NXP Semiconductors NV

NXP Semiconductors NV (NASDAQ:NXPI) has been looking for a potential buyer to take their Standard Products (SP) business off their hands. The big question around the deal is the purchase price. Analyst John W. Pitzer of Credit Suisse believes SP is worth no less than $3 billion. Pitzer reiterated an Outperform rating on the stock with a $120 price target.

The analyst cites Bloomberg’s recent report of NXPI’s possible intention to sell SP for approximately $2 billion to contacts from China. Pitzer believes this price is unwarranted relative to the potential gains, stating, “We believe a $2.0bn purchase price would undervalue the asset as NXPI’s SP division is SIGNIFICANTLY more profitable than peers.” The analyst points to the company’s operating margins as evidence for the undervalue.

Pitzer sees NXPI as an outstanding company, and has a particularly favorable view on its operations.

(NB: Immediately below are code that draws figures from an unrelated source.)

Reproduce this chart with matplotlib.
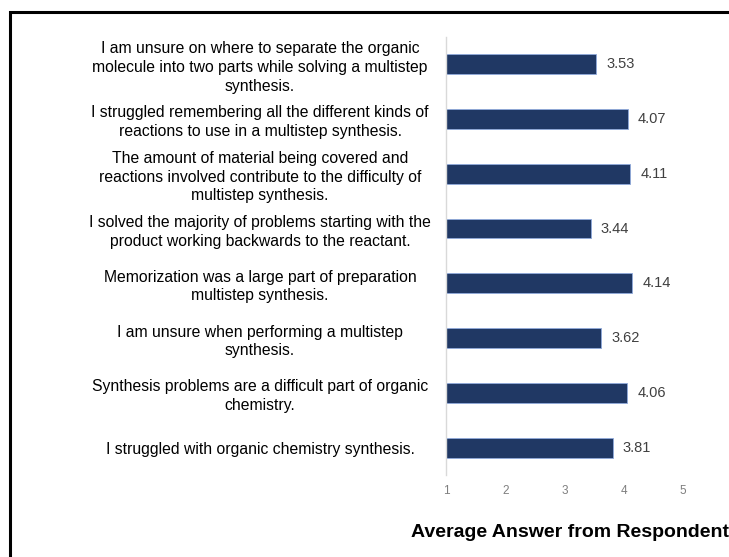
import matplotlib.pyplot as plt
from matplotlib.patches import Rectangle

plt.rcParams['font.family'] = ['Liberation Sans', 'DejaVu Sans']

# statements, bottom to top as drawn
labels = [
    "I struggled with organic chemistry synthesis.",
    "Synthesis problems are a difficult part of organic\nchemistry.",
    "I am unsure when performing a multistep\nsynthesis.",
    "Memorization was a large part of preparation\nmultistep synthesis.",
    "I solved the majority of problems starting with the\nproduct working backwards to the reactant.",
    "The amount of material being covered and\nreactions involved contribute to the difficulty of\nmultistep synthesis.",
    "I struggled remembering all the different kinds of\nreactions to use in a multistep synthesis.",
    "I am unsure on where to separate the organic\nmolecule into two parts while solving a multistep\nsynthesis.",
]
averages = [3.81, 4.06, 3.62, 4.14, 3.44, 4.11, 4.07, 3.53]
xticks = [1, 2, 3, 4, 5]

fig = plt.figure(figsize=(7.29, 5.57), dpi=100)
ax = fig.add_axes([0.612, 0.147, 0.325, 0.787])

ypos = range(len(labels))
ax.barh(ypos, [v - 1 for v in averages], left=1, height=0.36,
        color='#203864', edgecolor='#8faadc', linewidth=0.6)
for y, v in zip(ypos, averages):
    ax.text(v + 0.17, y, f'{v:.2f}', va='center', ha='left',
            fontsize=10.5, color='#404040')

ax.set_xlim(1, 5)
ax.set_ylim(-0.5, len(labels) - 0.5)
ax.set_xticks(xticks)
ax.set_xticklabels([str(t) for t in xticks])
ax.set_yticks(list(ypos))
ax.set_yticklabels(labels, ha='center', fontsize=11.3, linespacing=1.3)
ax.tick_params(axis='y', length=0, pad=134)
ax.tick_params(axis='x', length=0, pad=7, labelsize=8.5, labelcolor='#7f7f7f')
for s in ['top', 'right', 'bottom']:
    ax.spines[s].set_visible(False)
ax.spines['left'].set_color('#d9d9d9')
ax.spines['left'].set_linewidth(1)

fig.text(0.564, 0.044, 'Average Answer from Respondents', fontsize=14,
         fontweight='bold', ha='left', va='center')

# outer frame (cropped on the right and bottom)
fig.patches.append(Rectangle((0.014, -0.05), 1.1, 1.028,
                             transform=fig.transFigure, fill=False,
                             edgecolor='black', linewidth=2.2))

fig.savefig('out.png', dpi=100)
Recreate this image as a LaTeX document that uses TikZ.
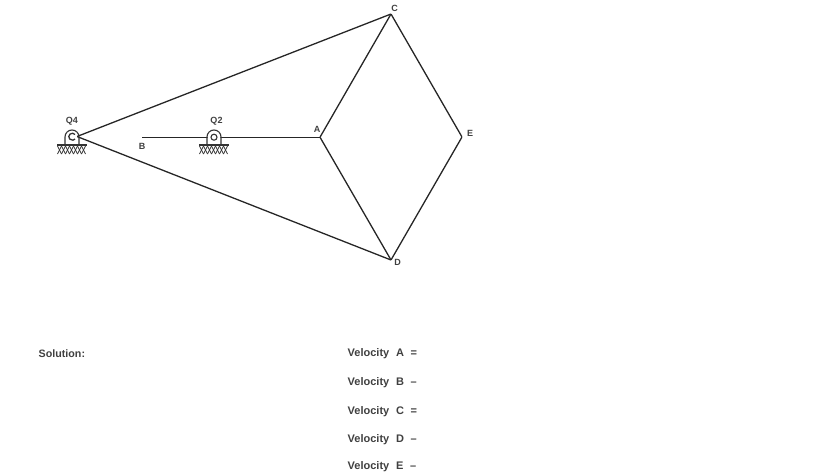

He states, “We continue to view NXPI as one of the best returns story in Our Coverage Universe – margin expansion, balance sheet delivering and premium growth all at a discounted multiple.”

According to TipRanks, John W. Pitzer has a 62% success rate and delivers an average return per recommendation of 14%. Overall, nine analysts including Pitzer remain on the Buy ratings side of NXPI. The average 12-month price target for all recommendations is $109, marking a 31% upside from current levels.

Microsoft Corporation

Credit Suisse’s Philip Winslow weighed in on Microsoft Corporation (NASDAQ:MSFT) following recent Q1 market data that suggests a 9.6% to 11.5% decline in PC unit shipments. Such a dip stirs up reasonable concerns for the analyst. However, he provides an insight on a coming stabilization for the company. Winslow reiterates an Outperform rating on the stock with a price target of $62.50.

The analyst first provides several drivers that could positively influence the company’s hardware revenues, despite the current weak shipments. His list goes as follows, “(1) stabilizing Windows ASPs after heavy uncertainty in late 2014 and early 2015, (2) the ramping of production of Skylake by Intel, (3) a slowing negative substitution effect from tablets, (4) increased popularity of hybrid laptops (e.g., Surface Pro and Surface Book), and (5) the potential of a faster upgrade cycle to Windows 10 among business and enterprise users as compared with prior versions of Windows, which could begin in H2 2016 and ramp through 2017.”

Winslow also sees potential double digit growth in EPS given that Microsoft uses its cards right. The analyst provides another set of possible events that will position Microsoft back in the lead. He adds, “(1) continued rationalization of its cost structure, (2) further divestitures/exits/de-emphasis of non-core businesses, (3) optimization of its capital structure, (4) stabilization in Windows pricing, and (5) an accelerating shift to Office 365 (which we believe has reached a key inflection point in adoption, as the company began to grow Office 365 subscriptions at a faster absolute dollar rate than license declines).”

According to TipRanks, Philip Winslow’s recommendations are profitable 56% of the time, delivering an average return per recommendation of 5.3%. fourteen other analysts join Winslow in giving Microsoft a Buy rating, five remained on the sidelines and two gave the stock a Sell rating. All price targets average at $58.02, marking a 7.07% upside from current levels.